In conclusion, DNOW’s competitive edge is durable but narrow. The durability comes from the high switching costs associated with its integrated supply chain services and the technical expertise in its pumps and valves segments. It is difficult for a new entrant to replicate DNOW’s global footprint, approved vendor status with oil majors, and technical fabrication capabilities. The company’s conservative financial management (often carrying little to no debt) further strengthens its resilience, allowing it to survive industry downturns that bankrupt highly leveraged peers.

However, the business model is not immune to erosion. The heavy reliance on the energy sector means that demand is externally dictated by oil prices and capital spending cycles, which DNOW cannot control. While the "Service" and "Digital" aspects provide a moat against other distributors, they do not protect against the cyclical nature of the end markets. DNOW essentially acts as a capital-efficient toll road for industrial equipment; its structure is sound, but traffic volume is variable. The divergence in performance—with US revenue growing 7.49% while International revenue fell 17.24%—suggests that its competitive advantage is geographically concentrated and potentially vulnerable in markets where it lacks density.

Factor Analysis

  • Pro Loyalty & Tenure

    Pass

    Digital integration and long-term procurement agreements drive sticky relationships with major industrial operators.

    DNOW fosters loyalty not just through handshakes but through system integration. Their 'DigitalNOW' platform allows for electronic catalog integration (punchout catalogs) directly into client ERP systems. This digital hook makes switching suppliers administratively burdensome for large procurement departments. Once a customer has configured their internal buying systems to route orders automatically to DNOW, the relationship tenure extends significantly. This is evidenced by their strong position in the US market ($1.88B), where these integrated relationships are most mature. While they face churn in the transactional 'spot market,' the contractual portion of their business acts as a recurring revenue base that creates a buffer against volatility. The ability to retain major accounts despite the -17% drop in international markets suggests the core US customer base remains loyal and sticky.

  • OEM Authorizations Moat

    Pass

    Strong relationships with top-tier manufacturers and exclusive distribution rights in key regions provide a defensible barrier against smaller competitors.

    DNOW's ability to serve major energy clients hinges on its authorized access to premium brands, particularly in the Valves (18.99% growth) and Pumps ($623M revenue) segments. Manufacturers of high-engineered equipment do not sell to every distributor; they select partners who can offer technical support and warranty services. DNOW maintains a vast 'line card' of premier brands that smaller local distributors cannot access. This exclusivity creates a localized monopoly in certain basins where they are the sole authorized channel for critical repair parts. The robust growth in the Valves segment serves as a proxy for the strength of these OEM relationships, as customers are prioritizing high-quality, specified flow control products. This access protects DNOW's margins and ensures they are the first call for MRO (Maintenance, Repair, and Operations) needs.
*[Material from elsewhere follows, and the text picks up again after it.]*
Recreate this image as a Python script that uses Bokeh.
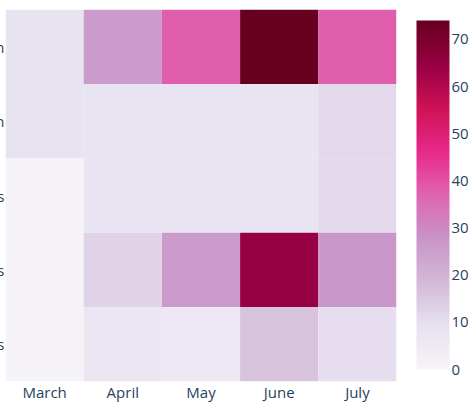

  • Staging & Kitting Advantage

    Pass

    DNOW's supply chain services and on-site inventory management create high efficiency for customers and deep operational lock-in.

    In the industrial sector, the cost of the part is often less important than the cost of the downtime. DNOW addresses this through its Supply Chain Services (SCS) model, which includes on-site trailers, job-site kitting, and rapid response capabilities. By effectively outsourcing the warehouse function for their clients, DNOW embeds itself into the customer's daily operations. This is a critical value-add that moves them beyond simple price competition. Their extensive network allows them to stage inventory closer to the 'shale patches' and industrial hubs than non-specialist competitors. Although specific 'kitting' metrics aren't disclosed, the resilience of their US revenue ($1.88B, up 7.49%) in a fluctuating market demonstrates the value customers place on this proximity and reliability. This logistical capability is a strong operational moat.

  • Code & Spec Position

    Fail

    While DNOW holds necessary vendor approvals, the commoditized nature of its largest revenue segments limits the pricing power derived from specification positioning.
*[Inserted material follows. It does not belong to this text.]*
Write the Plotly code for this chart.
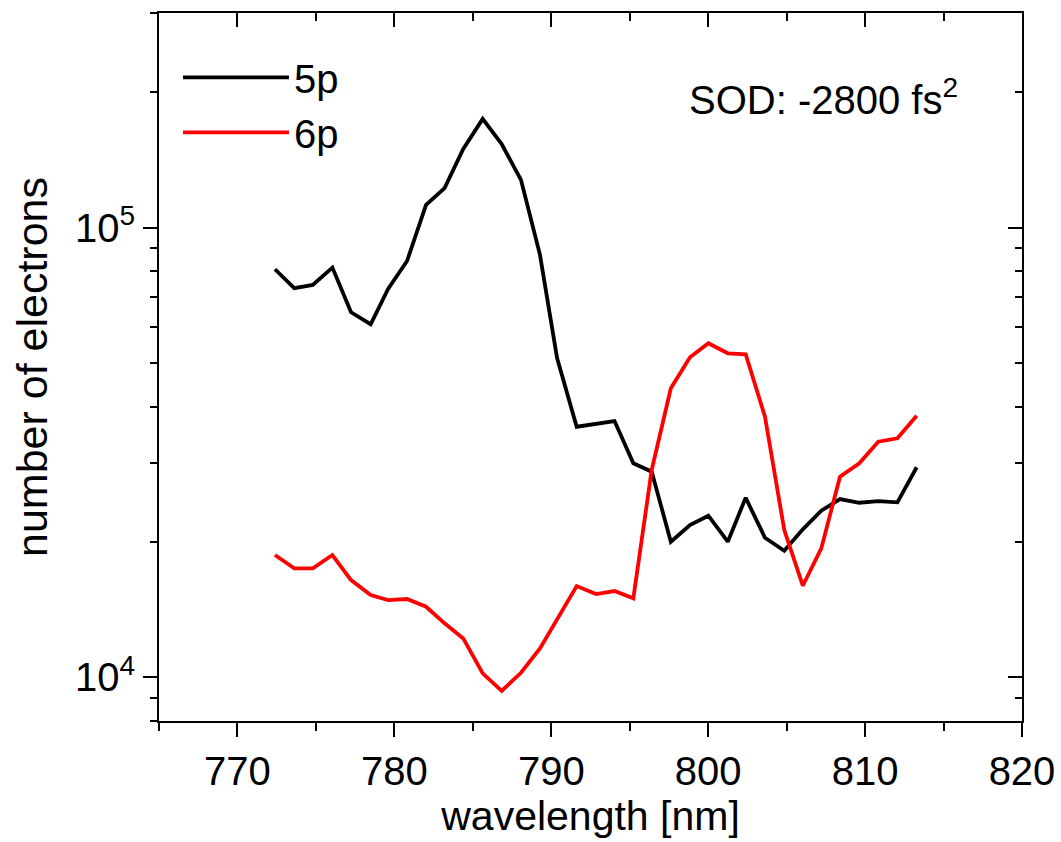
import plotly.graph_objects as go
import math

# wavelength [nm]
wavelength = [772.39, 773.62, 774.80, 776.05, 777.24, 778.49, 779.60, 780.81, 782.02, 783.20,
              784.39, 785.63, 786.84, 788.07, 789.28, 790.37, 791.62, 792.85, 794.03, 795.23,
              796.40, 797.62, 798.84, 800.01, 801.25, 802.39, 803.62, 804.85, 806.03, 807.21,
              808.40, 809.63, 810.84, 812.06, 813.29]

# number of electrons, 5p
n_5p = [80800, 73330, 74590, 81470, 64830, 60980, 73070, 84310, 112300, 122400,
        149600, 174500, 153300, 127700, 86970, 51310, 36080, 36590, 37150, 29920,
        28670, 20030, 21810, 22880, 20030, 25090, 20440, 19120, 21340, 23480,
        24920, 24450, 24660, 24500, 29320]

# number of electrons, 6p
n_6p = [18710, 17480, 17480, 18710, 16460, 15240, 14860, 14940, 14360, 13190,
        12210, 10210, 9338, 10240, 11600, 13410, 15960, 15320, 15560, 14990,
        28920, 43930, 51490, 55330, 52550, 52290, 37980, 21260, 15990, 19360,
        27940, 29920, 33420, 34010, 38190]

x_range = [765, 820]
y_range = [8000, 300000]
y_major = [1e4, 1e5]
y_major_text = ["10<sup>4</sup>", "10<sup>5</sup>"]
y_minor = [8000, 9000, 20000, 30000, 40000, 50000, 60000, 70000, 80000, 90000, 200000, 300000]

ylog = [math.log10(y_range[0]), math.log10(y_range[1])]

FONT = "Liberation Sans, Arial, sans-serif"

fig = go.Figure()
fig.add_trace(go.Scatter(x=wavelength, y=n_5p, mode="lines", name="5p",
                         line=dict(color="black", width=3.8)))
fig.add_trace(go.Scatter(x=wavelength, y=n_6p, mode="lines", name="6p",
                         line=dict(color="#ff0000", width=3.8)))
# dummy trace to activate mirrored tick axes (top / right, ticks inside)
fig.add_trace(go.Scatter(x=[None], y=[None], xaxis="x2", yaxis="y2",
                         showlegend=False, hoverinfo="skip"))

axis_common = dict(showgrid=False, zeroline=False, linecolor="black", linewidth=2,
                   tickcolor="black", tickwidth=2,
                   tickfont=dict(family=FONT, size=40, color="black"))

fig.update_layout(
    width=1061, height=842,
    margin=dict(l=159, r=39, t=13, b=121, autoexpand=False),
    paper_bgcolor="white", plot_bgcolor="white",
    font=dict(family=FONT, size=40, color="black"),
    xaxis=dict(range=x_range, tickmode="linear", tick0=770, dtick=10,
               ticks="outside", ticklen=14, showline=True, mirror=True,
               minor=dict(tickmode="linear", tick0=765, dtick=5, ticks="outside",
                          ticklen=8, tickwidth=2, tickcolor="black"),
               title=dict(text="wavelength [nm]", font=dict(family=FONT, size=41), standoff=8),
               **axis_common),
    yaxis=dict(type="log", range=ylog, tickmode="array", tickvals=y_major,
               ticktext=y_major_text,
               ticks="outside", ticklen=14, showline=True, mirror=True,
               minor=dict(tickmode="array", tickvals=y_minor, ticks="outside",
                          ticklen=7, tickwidth=2, tickcolor="black"),
               title=dict(text="number of electrons", font=dict(family=FONT, size=43), standoff=14),
               **axis_common),
    xaxis2=dict(range=x_range, overlaying="x", side="top", anchor="y",
                tickmode="linear", tick0=770, dtick=10, ticks="inside", ticklen=14,
                showticklabels=False, showline=False,
                minor=dict(tickmode="linear", tick0=765, dtick=5, ticks="inside",
                           ticklen=8, tickwidth=2, tickcolor="black"),
                showgrid=False, zeroline=False, tickcolor="black", tickwidth=2),
    yaxis2=dict(type="log", range=ylog, overlaying="y", side="right", anchor="x",
                tickmode="array", tickvals=y_major, ticks="inside", ticklen=14,
                showticklabels=False, showline=False,
                minor=dict(tickmode="array", tickvals=y_minor, ticks="inside",
                           ticklen=7, tickwidth=2, tickcolor="black"),
                showgrid=False, zeroline=False, tickcolor="black", tickwidth=2),
    legend=dict(x=0.022, y=0.955, xanchor="left", yanchor="top",
                bgcolor="rgba(0,0,0,0)", borderwidth=0,
                font=dict(family=FONT, size=40, color="black"),
                itemwidth=106, tracegroupgap=0),
    annotations=[dict(text="SOD: -2800 fs<sup>2</sup>", x=0.612, y=0.882,
                      xref="paper", yref="paper", xanchor="left", yanchor="middle",
                      showarrow=False, font=dict(family=FONT, size=40, color="black"))],
)

fig.write_html("out.html")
    In the industrial distribution sector, having 'spec-in' status means a distributor's specific brands are written into the engineering blueprints of a project, forcing contractors to buy from them. For DNOW, this is highly relevant in their Valves segment ($520M revenue), where specific brands are required for safety and compliance. However, a massive portion of their revenue comes from Pipe ($395M) and Fittings ($475M), which are largely standardized commodities governed by general industry codes (like ASTM or API) rather than proprietary specifications. In these categories, 'Code & Spec' expertise does not grant a monopoly; it merely grants the right to bid against others. The recent 6.40% decline in Pipe revenue suggests that despite their expertise, they are not immune to market share loss in these specification-light categories. While they are on the Approved Vendor Lists (AVLs) of major energy companies, this is a table-stakes requirement for the industry rather than a unique differentiator against their primary peer, MRC Global. Therefore, the moat here is present but not dominant enough to warrant a 'Pass' given the commodity exposure.

  • Technical Design & Takeoff

    Fail

    The Process Solutions group provides differentiation through fabrication, but declining revenues in this segment signal challenges in leveraging this expertise.
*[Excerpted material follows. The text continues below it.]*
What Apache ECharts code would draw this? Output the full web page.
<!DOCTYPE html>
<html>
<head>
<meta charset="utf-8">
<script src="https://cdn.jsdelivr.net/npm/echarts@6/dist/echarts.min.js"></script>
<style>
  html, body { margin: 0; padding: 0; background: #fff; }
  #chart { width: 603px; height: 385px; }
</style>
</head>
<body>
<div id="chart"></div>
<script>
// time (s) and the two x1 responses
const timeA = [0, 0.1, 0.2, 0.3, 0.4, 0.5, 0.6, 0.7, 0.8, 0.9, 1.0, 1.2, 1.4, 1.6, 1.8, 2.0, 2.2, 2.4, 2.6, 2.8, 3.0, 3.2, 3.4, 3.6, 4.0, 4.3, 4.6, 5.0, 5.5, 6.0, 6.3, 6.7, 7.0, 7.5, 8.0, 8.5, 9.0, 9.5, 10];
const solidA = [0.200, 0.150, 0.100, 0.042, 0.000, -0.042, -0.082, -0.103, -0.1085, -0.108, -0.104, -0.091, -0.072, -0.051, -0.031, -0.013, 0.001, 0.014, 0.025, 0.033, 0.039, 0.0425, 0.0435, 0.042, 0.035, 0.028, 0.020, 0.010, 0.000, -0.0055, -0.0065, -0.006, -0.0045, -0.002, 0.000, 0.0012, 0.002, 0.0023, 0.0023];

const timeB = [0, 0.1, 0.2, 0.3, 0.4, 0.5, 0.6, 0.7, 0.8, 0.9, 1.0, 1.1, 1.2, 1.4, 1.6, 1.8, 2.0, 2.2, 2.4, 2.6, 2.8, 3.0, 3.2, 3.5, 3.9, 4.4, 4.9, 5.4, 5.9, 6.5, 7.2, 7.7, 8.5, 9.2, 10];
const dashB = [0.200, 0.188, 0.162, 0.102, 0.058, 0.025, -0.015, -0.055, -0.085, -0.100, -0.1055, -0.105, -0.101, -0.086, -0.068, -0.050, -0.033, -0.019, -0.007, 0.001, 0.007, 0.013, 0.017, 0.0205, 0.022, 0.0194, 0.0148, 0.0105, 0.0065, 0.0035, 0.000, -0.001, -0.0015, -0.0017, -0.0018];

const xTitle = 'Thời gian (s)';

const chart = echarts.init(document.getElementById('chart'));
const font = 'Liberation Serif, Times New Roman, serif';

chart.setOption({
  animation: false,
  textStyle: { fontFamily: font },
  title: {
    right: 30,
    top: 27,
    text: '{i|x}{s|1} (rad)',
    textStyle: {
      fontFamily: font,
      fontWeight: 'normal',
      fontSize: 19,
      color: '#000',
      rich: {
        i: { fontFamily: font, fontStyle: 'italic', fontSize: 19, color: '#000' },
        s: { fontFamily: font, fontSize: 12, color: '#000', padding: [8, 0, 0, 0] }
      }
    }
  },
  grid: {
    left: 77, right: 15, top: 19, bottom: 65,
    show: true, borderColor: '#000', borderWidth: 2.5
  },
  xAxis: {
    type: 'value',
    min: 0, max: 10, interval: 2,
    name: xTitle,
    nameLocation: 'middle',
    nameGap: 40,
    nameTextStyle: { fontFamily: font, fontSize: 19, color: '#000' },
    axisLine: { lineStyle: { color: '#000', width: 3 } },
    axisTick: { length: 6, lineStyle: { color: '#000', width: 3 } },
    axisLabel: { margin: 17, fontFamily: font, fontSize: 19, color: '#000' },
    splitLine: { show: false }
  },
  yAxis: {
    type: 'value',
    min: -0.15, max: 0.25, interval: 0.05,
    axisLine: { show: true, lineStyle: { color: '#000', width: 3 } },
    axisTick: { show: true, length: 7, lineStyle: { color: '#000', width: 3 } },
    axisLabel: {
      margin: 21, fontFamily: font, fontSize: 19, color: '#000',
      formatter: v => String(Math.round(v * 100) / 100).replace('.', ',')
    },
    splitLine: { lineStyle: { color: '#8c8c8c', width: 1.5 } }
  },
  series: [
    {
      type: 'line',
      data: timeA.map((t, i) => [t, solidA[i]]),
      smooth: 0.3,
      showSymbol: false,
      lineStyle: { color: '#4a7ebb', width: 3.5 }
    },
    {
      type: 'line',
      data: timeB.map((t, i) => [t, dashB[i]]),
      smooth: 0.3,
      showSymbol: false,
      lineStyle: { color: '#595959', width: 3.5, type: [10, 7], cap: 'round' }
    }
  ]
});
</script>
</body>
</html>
    DNOW attempts to differentiate via its Process Solutions segment, which offers design, fabrication, and assembly of pump packages and modular process units. Theoretically, this 'technical design' capability should command higher margins and loyalty. However, the Pumps, Production, and Drilling segment saw a revenue contraction of 2.50% to $623M. If their technical design capability were a dominant moat, one would expect this segment to outperform or at least hold steady by capturing more value-add market share. Instead, the decline suggests that while the capability exists, it is not currently strong enough to overcome broader market headwinds or competitive pressure. Compared to a dedicated engineering firm, DNOW's design capabilities are an add-on rather than a primary driver, and the recent performance data does not justify a 'Pass' for a dominant competitive advantage in this specific factor.